Musk’s gloomy outlook echoes recent comments from executives including JPMorgan Chase & Co CEO, Jamie Dimon and Goldman Sachs President, John Waldron.

A “hurricane is right out there down the road coming our way,” Dimon said this week.

Inflation in the United States is hovering at 40-year highs. It has caused a jump in the cost of living for Americans; while the Federal Reserve faces the difficult task of dampening demand enough to curb inflation while not causing a recession.

Read Also: Elon Musk Says Twitter Takeover Deal ‘Temporarily On Hold’

‘PAUSE ALL HIRING’

Before Musk’s warning, Tesla had about 5,000 job postings on LinkedIn from sales in Tokyo and engineers in its new Berlin gigafactory to deep learning scientists in Palo Alto.

Musk’s demand that staff return to the office has already faced pushback in Germany.

Meanwhile, Musk in his Tuesday email wrote;

Everyone at Tesla is required to spend a minimum of 40 hours in the office per week.

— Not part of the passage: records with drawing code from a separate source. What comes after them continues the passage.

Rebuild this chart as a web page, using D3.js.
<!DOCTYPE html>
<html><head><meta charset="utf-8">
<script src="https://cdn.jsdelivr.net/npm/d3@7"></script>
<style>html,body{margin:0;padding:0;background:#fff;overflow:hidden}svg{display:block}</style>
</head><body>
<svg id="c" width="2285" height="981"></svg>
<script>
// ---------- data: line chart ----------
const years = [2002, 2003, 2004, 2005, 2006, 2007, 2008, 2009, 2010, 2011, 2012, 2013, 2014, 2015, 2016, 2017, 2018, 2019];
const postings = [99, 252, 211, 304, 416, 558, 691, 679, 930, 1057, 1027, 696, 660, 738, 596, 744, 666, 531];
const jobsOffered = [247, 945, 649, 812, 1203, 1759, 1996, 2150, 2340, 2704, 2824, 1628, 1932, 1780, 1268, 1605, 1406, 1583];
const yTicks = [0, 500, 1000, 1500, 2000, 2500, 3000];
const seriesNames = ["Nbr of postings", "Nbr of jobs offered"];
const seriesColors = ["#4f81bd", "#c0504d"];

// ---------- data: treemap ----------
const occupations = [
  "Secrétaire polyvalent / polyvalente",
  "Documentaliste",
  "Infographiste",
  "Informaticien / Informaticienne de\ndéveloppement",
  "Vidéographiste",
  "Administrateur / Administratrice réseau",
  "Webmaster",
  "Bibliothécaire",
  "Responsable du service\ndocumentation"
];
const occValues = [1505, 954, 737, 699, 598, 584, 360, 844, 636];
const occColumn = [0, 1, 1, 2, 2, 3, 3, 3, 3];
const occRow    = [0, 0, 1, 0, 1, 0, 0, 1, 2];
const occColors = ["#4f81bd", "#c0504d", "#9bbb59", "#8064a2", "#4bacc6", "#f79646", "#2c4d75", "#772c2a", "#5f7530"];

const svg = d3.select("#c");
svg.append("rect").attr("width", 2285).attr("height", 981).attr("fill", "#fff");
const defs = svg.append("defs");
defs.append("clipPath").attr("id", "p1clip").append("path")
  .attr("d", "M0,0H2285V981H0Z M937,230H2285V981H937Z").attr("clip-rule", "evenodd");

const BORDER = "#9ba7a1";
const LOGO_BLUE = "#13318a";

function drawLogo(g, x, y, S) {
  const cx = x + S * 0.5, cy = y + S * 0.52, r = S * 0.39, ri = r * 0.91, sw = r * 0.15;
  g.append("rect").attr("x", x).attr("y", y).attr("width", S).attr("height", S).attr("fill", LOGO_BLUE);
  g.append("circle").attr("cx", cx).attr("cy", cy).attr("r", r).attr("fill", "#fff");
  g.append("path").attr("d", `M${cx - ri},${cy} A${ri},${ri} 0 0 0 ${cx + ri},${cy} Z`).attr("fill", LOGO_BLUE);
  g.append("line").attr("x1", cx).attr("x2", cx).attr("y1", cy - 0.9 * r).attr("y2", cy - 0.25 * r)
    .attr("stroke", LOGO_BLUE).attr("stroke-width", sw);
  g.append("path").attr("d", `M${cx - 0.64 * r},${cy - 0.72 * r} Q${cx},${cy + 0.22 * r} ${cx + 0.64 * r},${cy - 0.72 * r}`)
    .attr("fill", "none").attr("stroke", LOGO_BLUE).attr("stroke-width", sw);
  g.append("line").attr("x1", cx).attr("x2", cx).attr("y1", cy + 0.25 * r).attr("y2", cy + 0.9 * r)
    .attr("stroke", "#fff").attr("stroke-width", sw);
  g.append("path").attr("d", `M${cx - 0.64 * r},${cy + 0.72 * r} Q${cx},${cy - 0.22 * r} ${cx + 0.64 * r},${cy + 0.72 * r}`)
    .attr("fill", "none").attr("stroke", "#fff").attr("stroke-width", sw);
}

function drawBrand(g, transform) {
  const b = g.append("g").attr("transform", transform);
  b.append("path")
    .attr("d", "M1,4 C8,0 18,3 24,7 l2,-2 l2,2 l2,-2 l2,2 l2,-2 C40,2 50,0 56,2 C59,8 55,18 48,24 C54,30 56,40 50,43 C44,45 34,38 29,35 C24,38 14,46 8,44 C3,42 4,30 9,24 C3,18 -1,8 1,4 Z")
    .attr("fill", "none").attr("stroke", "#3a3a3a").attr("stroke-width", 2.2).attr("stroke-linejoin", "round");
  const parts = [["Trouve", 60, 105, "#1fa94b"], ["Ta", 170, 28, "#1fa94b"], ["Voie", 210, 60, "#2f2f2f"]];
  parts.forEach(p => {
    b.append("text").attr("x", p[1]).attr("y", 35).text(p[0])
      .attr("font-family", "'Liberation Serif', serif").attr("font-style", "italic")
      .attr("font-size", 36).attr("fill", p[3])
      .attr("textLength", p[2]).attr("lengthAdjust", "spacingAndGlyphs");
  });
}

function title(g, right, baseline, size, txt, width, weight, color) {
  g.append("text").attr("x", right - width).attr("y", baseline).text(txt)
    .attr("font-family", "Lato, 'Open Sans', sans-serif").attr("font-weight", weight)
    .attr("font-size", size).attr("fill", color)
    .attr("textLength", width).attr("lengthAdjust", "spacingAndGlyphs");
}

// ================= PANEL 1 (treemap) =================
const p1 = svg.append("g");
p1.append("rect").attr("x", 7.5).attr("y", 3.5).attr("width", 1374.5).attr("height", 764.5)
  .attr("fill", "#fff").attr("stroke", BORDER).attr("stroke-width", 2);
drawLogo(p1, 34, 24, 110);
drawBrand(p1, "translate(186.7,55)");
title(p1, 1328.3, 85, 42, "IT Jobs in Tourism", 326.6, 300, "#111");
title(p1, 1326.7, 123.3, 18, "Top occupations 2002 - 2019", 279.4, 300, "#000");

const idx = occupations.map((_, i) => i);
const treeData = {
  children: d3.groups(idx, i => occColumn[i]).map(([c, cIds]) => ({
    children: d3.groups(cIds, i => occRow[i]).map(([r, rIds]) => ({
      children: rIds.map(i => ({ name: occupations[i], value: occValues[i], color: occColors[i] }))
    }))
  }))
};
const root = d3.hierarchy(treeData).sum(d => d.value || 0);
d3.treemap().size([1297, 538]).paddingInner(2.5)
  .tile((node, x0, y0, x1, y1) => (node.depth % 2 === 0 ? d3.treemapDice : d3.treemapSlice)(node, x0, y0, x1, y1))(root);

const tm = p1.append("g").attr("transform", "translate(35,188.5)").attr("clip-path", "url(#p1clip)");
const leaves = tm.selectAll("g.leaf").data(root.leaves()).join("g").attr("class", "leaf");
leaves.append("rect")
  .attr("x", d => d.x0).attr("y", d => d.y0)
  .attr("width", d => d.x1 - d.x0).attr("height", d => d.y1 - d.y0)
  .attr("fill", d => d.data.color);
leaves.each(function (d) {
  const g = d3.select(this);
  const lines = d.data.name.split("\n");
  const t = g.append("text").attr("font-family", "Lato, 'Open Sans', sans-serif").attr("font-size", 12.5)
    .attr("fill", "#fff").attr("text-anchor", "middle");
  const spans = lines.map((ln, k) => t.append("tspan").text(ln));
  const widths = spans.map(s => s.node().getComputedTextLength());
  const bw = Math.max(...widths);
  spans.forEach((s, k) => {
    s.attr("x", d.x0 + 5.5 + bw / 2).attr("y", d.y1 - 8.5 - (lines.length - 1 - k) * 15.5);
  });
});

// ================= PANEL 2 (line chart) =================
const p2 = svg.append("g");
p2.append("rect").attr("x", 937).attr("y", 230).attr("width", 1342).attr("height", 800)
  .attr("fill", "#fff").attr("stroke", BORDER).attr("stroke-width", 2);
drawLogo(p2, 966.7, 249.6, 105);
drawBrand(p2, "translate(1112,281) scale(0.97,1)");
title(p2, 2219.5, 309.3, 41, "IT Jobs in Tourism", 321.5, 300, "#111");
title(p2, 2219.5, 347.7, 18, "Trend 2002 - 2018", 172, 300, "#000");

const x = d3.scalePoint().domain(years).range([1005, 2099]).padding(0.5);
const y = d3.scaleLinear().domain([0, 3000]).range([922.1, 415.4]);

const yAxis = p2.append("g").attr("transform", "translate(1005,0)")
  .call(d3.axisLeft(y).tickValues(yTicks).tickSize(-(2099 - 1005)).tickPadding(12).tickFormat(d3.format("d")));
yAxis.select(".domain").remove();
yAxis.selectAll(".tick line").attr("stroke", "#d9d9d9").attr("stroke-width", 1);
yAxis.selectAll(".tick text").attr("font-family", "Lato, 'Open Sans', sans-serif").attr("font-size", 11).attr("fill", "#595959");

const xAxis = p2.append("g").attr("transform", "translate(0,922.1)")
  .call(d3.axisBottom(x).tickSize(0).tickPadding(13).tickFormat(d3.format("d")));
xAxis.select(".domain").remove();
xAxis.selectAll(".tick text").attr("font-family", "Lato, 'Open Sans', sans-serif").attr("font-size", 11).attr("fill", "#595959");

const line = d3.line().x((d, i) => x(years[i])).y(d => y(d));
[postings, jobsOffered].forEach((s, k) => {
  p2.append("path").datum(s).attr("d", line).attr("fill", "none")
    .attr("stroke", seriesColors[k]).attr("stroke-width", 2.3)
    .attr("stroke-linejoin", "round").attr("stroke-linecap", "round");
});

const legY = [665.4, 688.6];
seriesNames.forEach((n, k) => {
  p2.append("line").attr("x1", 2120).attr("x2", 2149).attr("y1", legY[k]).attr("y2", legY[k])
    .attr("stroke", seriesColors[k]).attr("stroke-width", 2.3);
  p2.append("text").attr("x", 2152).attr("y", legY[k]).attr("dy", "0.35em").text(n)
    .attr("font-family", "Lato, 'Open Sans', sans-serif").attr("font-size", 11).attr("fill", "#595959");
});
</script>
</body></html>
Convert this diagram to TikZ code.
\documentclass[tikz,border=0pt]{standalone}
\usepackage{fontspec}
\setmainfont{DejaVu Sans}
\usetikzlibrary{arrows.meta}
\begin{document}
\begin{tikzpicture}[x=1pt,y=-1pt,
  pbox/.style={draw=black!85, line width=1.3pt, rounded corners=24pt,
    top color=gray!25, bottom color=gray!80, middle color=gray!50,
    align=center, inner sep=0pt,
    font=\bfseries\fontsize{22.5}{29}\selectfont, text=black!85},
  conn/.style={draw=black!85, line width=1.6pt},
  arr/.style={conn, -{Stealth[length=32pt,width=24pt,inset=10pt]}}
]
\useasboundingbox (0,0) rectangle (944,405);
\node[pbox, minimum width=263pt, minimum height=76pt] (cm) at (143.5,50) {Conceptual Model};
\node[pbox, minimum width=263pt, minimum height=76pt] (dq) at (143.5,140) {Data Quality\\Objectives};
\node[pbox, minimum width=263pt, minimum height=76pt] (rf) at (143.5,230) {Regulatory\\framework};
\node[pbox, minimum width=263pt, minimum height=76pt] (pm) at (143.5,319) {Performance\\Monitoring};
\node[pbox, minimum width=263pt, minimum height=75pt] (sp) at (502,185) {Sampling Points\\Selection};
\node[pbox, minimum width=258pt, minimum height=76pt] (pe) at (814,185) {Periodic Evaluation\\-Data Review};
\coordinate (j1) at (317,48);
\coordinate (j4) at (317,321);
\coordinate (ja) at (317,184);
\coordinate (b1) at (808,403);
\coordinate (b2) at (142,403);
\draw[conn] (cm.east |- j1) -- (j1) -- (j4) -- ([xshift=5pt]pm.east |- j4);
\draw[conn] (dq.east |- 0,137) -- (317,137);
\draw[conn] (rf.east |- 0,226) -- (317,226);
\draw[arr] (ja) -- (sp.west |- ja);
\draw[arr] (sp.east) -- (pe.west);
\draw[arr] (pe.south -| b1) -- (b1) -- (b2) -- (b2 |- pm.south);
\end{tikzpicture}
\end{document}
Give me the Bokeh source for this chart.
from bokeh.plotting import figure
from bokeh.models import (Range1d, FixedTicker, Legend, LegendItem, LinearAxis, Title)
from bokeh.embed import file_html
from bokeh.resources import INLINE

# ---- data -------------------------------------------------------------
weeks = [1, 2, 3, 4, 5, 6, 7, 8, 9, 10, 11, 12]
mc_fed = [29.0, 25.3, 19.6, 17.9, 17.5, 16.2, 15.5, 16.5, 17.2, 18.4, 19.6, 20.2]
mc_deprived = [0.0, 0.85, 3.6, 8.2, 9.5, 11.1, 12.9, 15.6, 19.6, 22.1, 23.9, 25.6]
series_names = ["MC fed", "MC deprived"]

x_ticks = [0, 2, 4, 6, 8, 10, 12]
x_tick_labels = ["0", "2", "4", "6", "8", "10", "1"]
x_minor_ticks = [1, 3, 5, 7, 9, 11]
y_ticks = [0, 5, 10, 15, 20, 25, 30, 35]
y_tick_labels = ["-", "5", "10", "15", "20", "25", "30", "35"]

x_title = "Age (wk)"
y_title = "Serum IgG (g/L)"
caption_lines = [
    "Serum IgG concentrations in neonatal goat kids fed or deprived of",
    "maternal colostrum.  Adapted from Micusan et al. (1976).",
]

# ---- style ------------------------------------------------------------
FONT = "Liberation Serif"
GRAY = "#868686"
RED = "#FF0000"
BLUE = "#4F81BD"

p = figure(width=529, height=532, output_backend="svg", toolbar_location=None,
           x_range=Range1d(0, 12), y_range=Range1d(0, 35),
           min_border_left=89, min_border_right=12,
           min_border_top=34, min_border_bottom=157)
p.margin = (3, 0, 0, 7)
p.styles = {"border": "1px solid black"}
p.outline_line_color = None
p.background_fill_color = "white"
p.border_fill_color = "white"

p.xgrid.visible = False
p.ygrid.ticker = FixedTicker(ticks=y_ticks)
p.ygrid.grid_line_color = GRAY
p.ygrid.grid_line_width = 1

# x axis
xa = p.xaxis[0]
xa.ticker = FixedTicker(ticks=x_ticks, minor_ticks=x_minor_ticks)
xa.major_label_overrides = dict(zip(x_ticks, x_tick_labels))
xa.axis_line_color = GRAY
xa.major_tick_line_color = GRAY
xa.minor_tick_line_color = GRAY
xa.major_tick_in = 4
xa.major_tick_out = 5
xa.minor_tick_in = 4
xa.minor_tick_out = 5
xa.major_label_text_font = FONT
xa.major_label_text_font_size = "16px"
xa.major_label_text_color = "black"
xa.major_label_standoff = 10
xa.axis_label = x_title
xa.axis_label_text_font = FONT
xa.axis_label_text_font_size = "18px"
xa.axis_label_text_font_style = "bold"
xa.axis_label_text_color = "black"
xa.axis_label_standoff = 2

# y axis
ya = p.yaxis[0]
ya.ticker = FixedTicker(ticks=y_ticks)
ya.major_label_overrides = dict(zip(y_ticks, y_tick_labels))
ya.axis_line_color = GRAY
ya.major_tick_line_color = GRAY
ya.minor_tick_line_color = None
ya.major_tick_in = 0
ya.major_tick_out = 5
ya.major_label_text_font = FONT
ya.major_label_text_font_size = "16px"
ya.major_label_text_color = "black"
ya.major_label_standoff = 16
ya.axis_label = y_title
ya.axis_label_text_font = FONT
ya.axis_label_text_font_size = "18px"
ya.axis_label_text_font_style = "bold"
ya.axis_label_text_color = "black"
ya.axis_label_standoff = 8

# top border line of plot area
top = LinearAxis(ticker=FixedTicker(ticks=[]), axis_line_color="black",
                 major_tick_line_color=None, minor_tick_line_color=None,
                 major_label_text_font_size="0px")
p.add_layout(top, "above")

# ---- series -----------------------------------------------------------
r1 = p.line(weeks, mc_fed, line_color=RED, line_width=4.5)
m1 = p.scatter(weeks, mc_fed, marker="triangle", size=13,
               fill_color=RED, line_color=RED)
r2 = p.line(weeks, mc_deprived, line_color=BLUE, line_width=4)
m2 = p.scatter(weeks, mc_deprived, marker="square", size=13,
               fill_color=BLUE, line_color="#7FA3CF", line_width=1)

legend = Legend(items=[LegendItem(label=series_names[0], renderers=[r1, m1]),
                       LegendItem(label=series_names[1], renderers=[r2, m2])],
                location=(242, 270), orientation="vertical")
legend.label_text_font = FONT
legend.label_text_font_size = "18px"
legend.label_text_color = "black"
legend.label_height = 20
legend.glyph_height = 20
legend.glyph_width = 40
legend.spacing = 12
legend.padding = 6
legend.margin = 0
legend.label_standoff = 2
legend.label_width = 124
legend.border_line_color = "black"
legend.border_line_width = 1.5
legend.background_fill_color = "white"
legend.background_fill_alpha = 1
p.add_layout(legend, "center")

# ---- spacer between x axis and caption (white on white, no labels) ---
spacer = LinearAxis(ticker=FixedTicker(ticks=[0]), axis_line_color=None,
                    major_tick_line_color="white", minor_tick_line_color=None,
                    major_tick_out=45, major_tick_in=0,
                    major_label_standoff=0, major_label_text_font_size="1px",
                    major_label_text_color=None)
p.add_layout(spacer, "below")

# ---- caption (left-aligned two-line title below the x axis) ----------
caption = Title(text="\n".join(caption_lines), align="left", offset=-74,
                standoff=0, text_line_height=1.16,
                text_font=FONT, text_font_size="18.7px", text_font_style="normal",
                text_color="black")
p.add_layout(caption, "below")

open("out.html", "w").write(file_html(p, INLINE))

If you don’t show up, we will assume you have resigned.

Musk also engaged on Thursday in a Twitter spat with Australia tech billionaire and Atlassian Plc co-founder Scott Farquhar, who ridiculed the directive in a series of tweets as being “like something out of the 1950s“.

He tweeted: “recessions serve a vital economic cleansing function.” He said this in response to a tweet by Farquhar who encouraged Tesla employees to look into its remote work positions.

In late May, when asked by a Twitter user whether the economy was approaching a recession, Musk said;

Yes, but this is actually a good thing. It has been raining money on fools for too long. Some bankruptcies need to happen.

Meanwhile, Jason Stomel, founder of tech talent agency Cadre said;

I think there’s potential that this is just a disguised layoff. Meaning they’re able to get rid of people with attrition, or without having to actually have a layoff.

“(Musk) knows there’s a percentage of workers who are just not going to come back,” which he said would be cheaper because no severance would be needed.